The grandparent who had the biggest impact on my life was Nanny. She was my mother's maternal grandmother and died just after I graduated from college. There was a time when my brother and I hated her. I'm not really sure why. Maybe it was because my mother dropped us there sometimes when she had a date, and I had unknown resentments for that (it never bothered me that she dated). It could have just been being a stupid kid who didn't like the way her apartment smelled or the wig she wore (her hair was thinning but a lot prettier than that hideous rug), or the way she sang the words to a song after the singer on the radio did. I appreciated her a lot more when I got older. She was wise and tough and funny and sweet and so independent, her entire life.

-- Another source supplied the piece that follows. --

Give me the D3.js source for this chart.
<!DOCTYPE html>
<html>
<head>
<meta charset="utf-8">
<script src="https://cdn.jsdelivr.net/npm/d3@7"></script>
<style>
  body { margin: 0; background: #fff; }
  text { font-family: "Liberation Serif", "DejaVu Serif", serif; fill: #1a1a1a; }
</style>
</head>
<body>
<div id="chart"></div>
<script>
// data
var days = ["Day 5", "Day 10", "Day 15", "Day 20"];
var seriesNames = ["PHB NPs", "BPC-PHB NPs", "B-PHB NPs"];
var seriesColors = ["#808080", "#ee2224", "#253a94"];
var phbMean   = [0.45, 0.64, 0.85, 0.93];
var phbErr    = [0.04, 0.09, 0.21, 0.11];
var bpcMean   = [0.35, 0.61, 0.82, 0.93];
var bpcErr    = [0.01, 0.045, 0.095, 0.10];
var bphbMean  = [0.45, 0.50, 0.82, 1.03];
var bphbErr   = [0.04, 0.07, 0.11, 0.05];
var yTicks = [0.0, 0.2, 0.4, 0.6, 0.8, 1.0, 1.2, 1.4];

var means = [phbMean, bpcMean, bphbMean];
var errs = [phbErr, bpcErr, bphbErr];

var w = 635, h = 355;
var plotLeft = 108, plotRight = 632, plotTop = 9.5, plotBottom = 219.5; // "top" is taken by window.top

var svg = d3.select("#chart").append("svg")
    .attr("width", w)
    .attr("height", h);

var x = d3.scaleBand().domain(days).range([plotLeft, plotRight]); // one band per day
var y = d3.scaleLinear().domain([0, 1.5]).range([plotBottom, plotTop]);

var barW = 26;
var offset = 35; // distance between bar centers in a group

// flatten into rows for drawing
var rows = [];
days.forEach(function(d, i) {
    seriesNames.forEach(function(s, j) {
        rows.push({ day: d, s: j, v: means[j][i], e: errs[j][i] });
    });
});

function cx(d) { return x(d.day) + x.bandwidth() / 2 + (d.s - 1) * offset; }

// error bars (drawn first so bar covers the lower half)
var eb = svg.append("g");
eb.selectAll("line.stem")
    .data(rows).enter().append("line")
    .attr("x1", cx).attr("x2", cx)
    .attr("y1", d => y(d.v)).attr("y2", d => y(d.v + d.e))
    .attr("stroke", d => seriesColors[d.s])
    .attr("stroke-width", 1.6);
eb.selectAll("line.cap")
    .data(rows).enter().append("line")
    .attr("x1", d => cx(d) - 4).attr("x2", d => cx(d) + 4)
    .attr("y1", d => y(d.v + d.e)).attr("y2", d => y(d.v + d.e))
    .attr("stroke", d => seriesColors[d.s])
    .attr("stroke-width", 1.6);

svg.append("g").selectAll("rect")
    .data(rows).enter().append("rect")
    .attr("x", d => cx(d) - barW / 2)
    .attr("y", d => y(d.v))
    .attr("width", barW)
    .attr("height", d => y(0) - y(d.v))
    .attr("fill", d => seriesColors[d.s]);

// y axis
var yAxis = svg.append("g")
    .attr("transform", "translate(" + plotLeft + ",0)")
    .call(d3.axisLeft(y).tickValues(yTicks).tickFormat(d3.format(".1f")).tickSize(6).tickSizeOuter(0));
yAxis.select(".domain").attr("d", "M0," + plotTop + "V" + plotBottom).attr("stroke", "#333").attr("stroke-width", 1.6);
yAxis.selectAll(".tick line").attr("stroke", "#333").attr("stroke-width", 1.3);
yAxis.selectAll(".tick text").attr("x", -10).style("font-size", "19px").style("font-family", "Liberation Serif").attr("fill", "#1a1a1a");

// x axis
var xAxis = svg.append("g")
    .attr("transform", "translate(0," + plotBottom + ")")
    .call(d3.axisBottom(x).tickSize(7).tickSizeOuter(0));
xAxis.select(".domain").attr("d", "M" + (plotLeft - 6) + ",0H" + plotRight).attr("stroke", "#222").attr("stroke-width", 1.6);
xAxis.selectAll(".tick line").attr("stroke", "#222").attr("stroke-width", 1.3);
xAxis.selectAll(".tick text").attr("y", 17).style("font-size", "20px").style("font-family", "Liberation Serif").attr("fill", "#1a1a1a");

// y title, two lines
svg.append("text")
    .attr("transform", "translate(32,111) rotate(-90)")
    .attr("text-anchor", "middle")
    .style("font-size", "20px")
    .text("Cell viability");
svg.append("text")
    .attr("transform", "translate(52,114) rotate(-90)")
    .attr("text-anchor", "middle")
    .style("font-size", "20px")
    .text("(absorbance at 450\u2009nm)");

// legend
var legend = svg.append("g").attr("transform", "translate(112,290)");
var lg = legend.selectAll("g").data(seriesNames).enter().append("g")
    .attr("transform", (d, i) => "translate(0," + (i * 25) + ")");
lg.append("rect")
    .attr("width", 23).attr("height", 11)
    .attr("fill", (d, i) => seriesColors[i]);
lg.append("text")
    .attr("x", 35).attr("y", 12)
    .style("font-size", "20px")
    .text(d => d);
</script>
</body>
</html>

In fact, she's the only person whose presence I ever felt after they died. One night I was driving from PA to MA alone, and all of a sudden I felt her in the car with me and burst into tears. I sobbed for about ten minutes, and then it was over. I am certain she was checking up on me. It happened three more times, and then she must have been satisfied, or moved on, or whatever. Even with that, though, I was not close to her like my kids are to their grandparents.

I like that they have a richer, more fulfilling relationship, and I hope it lasts for a really long time.


Anonymous said...

Hi Natalie:
My mother's mother was the human being I was closest to my entire life--ever. I had very active grandparents--I spent summers with them, and we always did things. They encouraged me to read, do crossword puzzles, but we also took trips together, cooked together . . . the oasis of love in my life. Just wonderful people.

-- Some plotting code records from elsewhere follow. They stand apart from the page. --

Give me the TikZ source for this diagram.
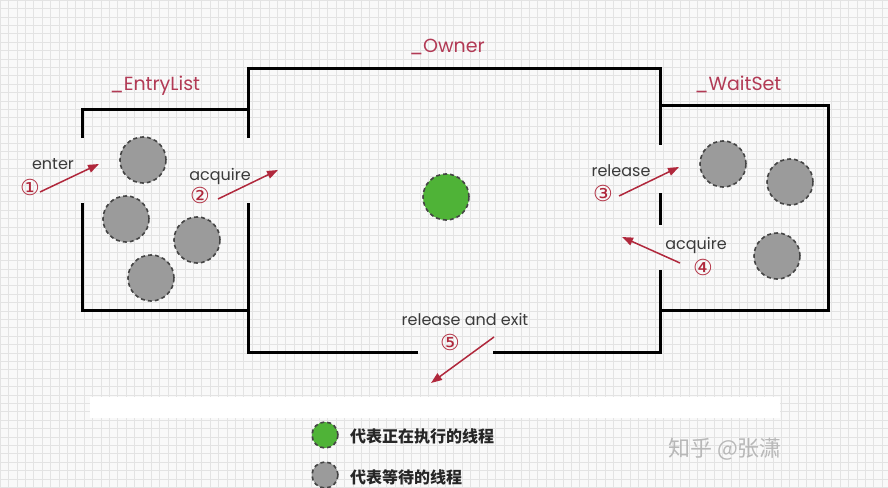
\documentclass[tikz,border=0pt]{standalone}
\usepackage{fontspec}
\setmainfont{Poppins}
\newfontfamily\cjk{Noto Sans CJK SC}
\newfontfamily\symf{DejaVu Sans}
\usetikzlibrary{arrows.meta}
\definecolor{lbl}{HTML}{B23A55}
\definecolor{arr}{HTML}{B0283C}
\definecolor{txt}{HTML}{3A3A3A}
\definecolor{gfill}{HTML}{9B9B9B}
\definecolor{gborder}{HTML}{444444}
\definecolor{run}{HTML}{4FB337}
\definecolor{bgc}{HTML}{F9F9F9}
\definecolor{gridc}{HTML}{E3E3E3}
\definecolor{wm}{HTML}{B8B8B8}
\tikzset{
  wall/.style={line width=3pt, black},
  waiting/.style={circle, minimum size=46pt, inner sep=0pt, fill=gfill, draw=gborder, line width=1.6pt, dash pattern=on 4pt off 3pt},
  running/.style={waiting, fill=run},
  title/.style={text=lbl, font=\fontsize{19}{19}\selectfont},
  word/.style={text=txt, font=\fontsize{16}{16}\selectfont, inner sep=0pt},
  num/.style={text=arr, font=\symf\fontsize{22}{22}\selectfont, inner sep=0pt},
  flow/.style={draw=arr, line width=1.5pt, -{Triangle[length=11pt,width=8pt]}},
  legendtext/.style={anchor=west, text=black!85, font=\cjk\bfseries\fontsize{16}{16}\selectfont, inner sep=0pt}
}
\begin{document}
\begin{tikzpicture}[x=1pt,y=-1pt]
\useasboundingbox (0,0) rectangle (888,487);
\fill[bgc] (0,0) rectangle (888,487);
\foreach \i in {0,...,106} \draw[gridc, line width=0.5pt] (\i*8.4,0) -- (\i*8.4,487);
\foreach \j in {0,...,58} \draw[gridc, line width=0.5pt] (0,\j*8.4) -- (888,\j*8.4);
\fill[white] (90,397) rectangle (780,418);

% EntryList box
\draw[wall] (82,138) -- (82,109) -- (248,109);
\draw[wall] (82,203) -- (82,310) -- (248,310);
% Owner box
\draw[wall] (248,138) -- (248,68) -- (660,68) -- (660,145);
\draw[wall] (248,203) -- (248,352) -- (418,352);
\draw[wall] (493,352) -- (660,352) -- (660,270);
\draw[wall] (660,193) -- (660,225);
% WaitSet box
\draw[wall] (660,105) -- (828,105) -- (828,310) -- (660,310);

% titles
\node[title] (tentry) at (155,86) {\_EntryList};
\node[title] (towner) at (447,47) {\_Owner};
\node[title] (twait) at (738,84) {\_WaitSet};

% threads
\node[waiting] (e1) at (143,160) {};
\node[waiting] (e2) at (126,219) {};
\node[waiting] (e3) at (197,240) {};
\node[waiting] (e4) at (151,278) {};
\node[waiting] (w1) at (723,164) {};
\node[waiting] (w2) at (790,182) {};
\node[waiting] (w3) at (777,256) {};
\node[running] (o1) at (446,197) {};

% arrows
\coordinate (a1s) at (40,192); \coordinate (a1e) at (99,164);
\coordinate (a2s) at (218,199); \coordinate (a2e) at (278,170);
\coordinate (a3s) at (619,196); \coordinate (a3e) at (679,167);
\coordinate (a4s) at (680,263); \coordinate (a4e) at (622,237);
\coordinate (a5s) at (494,337); \coordinate (a5e) at (431,383);
\draw[flow] (a1s) -- (a1e);
\draw[flow] (a2s) -- (a2e);
\draw[flow] (a3s) -- (a3e);
\draw[flow] (a4s) -- (a4e);
\draw[flow] (a5s) -- (a5e);

\node[word] (l1) at (53,164) {enter};
\node[num] (n1) at (30,187) {①};
\node[word] (l2) at (220,176) {acquire};
\node[num] (n2) at (200,195) {②};
\node[word] (l3) at (621,171) {release};
\node[num] (n3) at (603,193) {③};
\node[word] (l4) at (696,245) {acquire};
\node[num] (n4) at (703,267) {④};
\node[word] (l5) at (465,319) {release and exit};
\node[num] (n5) at (450,342) {⑤};

% legend
\node[running, minimum size=26pt] (lg1) at (325,435) {};
\node[waiting, minimum size=26pt] (lg2) at (325,475) {};
\node[legendtext] (lt1) at (350,436) {代表正在执行的线程};
\node[legendtext] (lt2) at (350,477) {代表等待的线程};

% watermark
\node[anchor=west, text=wm, font=\cjk\fontsize{22}{22}\selectfont, inner sep=0pt] (wmk) at (668,449) {知乎 @张潇};
\end{tikzpicture}
\end{document}
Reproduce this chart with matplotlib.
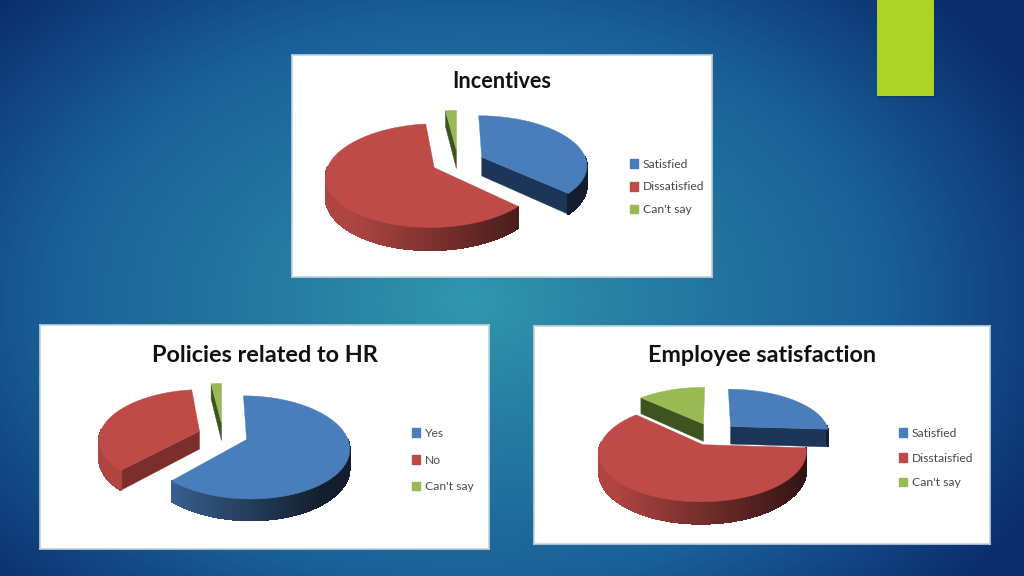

My kids are very close with my parents. My husband's mother, however, disowned me and the kids and my hubby eight years ago because she would rather have no contact with her only grandchildren--the ONLY ones--than have anything to do with me (she has hated me almost from the moment we met). I actually think about grandparenting a lot because of that situation . . . it's a puzzle to me to not want to know these great kids . . . and it's such a loss--hers. But theirs too. They don't even know that side of the family--if she stood on our porch tomorrow, they would have no idea who she is. Yet, I think the grandparent-grandchild relationship--because of how great mine was--is a sacred thing.


Natalie Damschroder said...

My mother's mother was the human being I was closest to my entire life--ever.

So I guess it's not generational. :) I think that's wonderful.

. . . and it's such a loss--hers. But theirs too.

Hers, obviously, but are your kids suffering for not knowing someone that petty and foolish and mean? They're probably better off, IMO.

Anonymous said...

Hi Natalie:
Oh definitely. I agree with you. But I feel sadness that the cultural heritage and some of the traditions that really only a grandparent can so wonderfully pass on will be lost. So . . . we don't have a lot of "Mexican" touches to our celebrations, for instance, but we go crazy with a Polish Christmas from my side. :-)


Anonymous said...

Mmmmmm, good point. I hadn't thought of the broader perspective. That would sadden me, as well.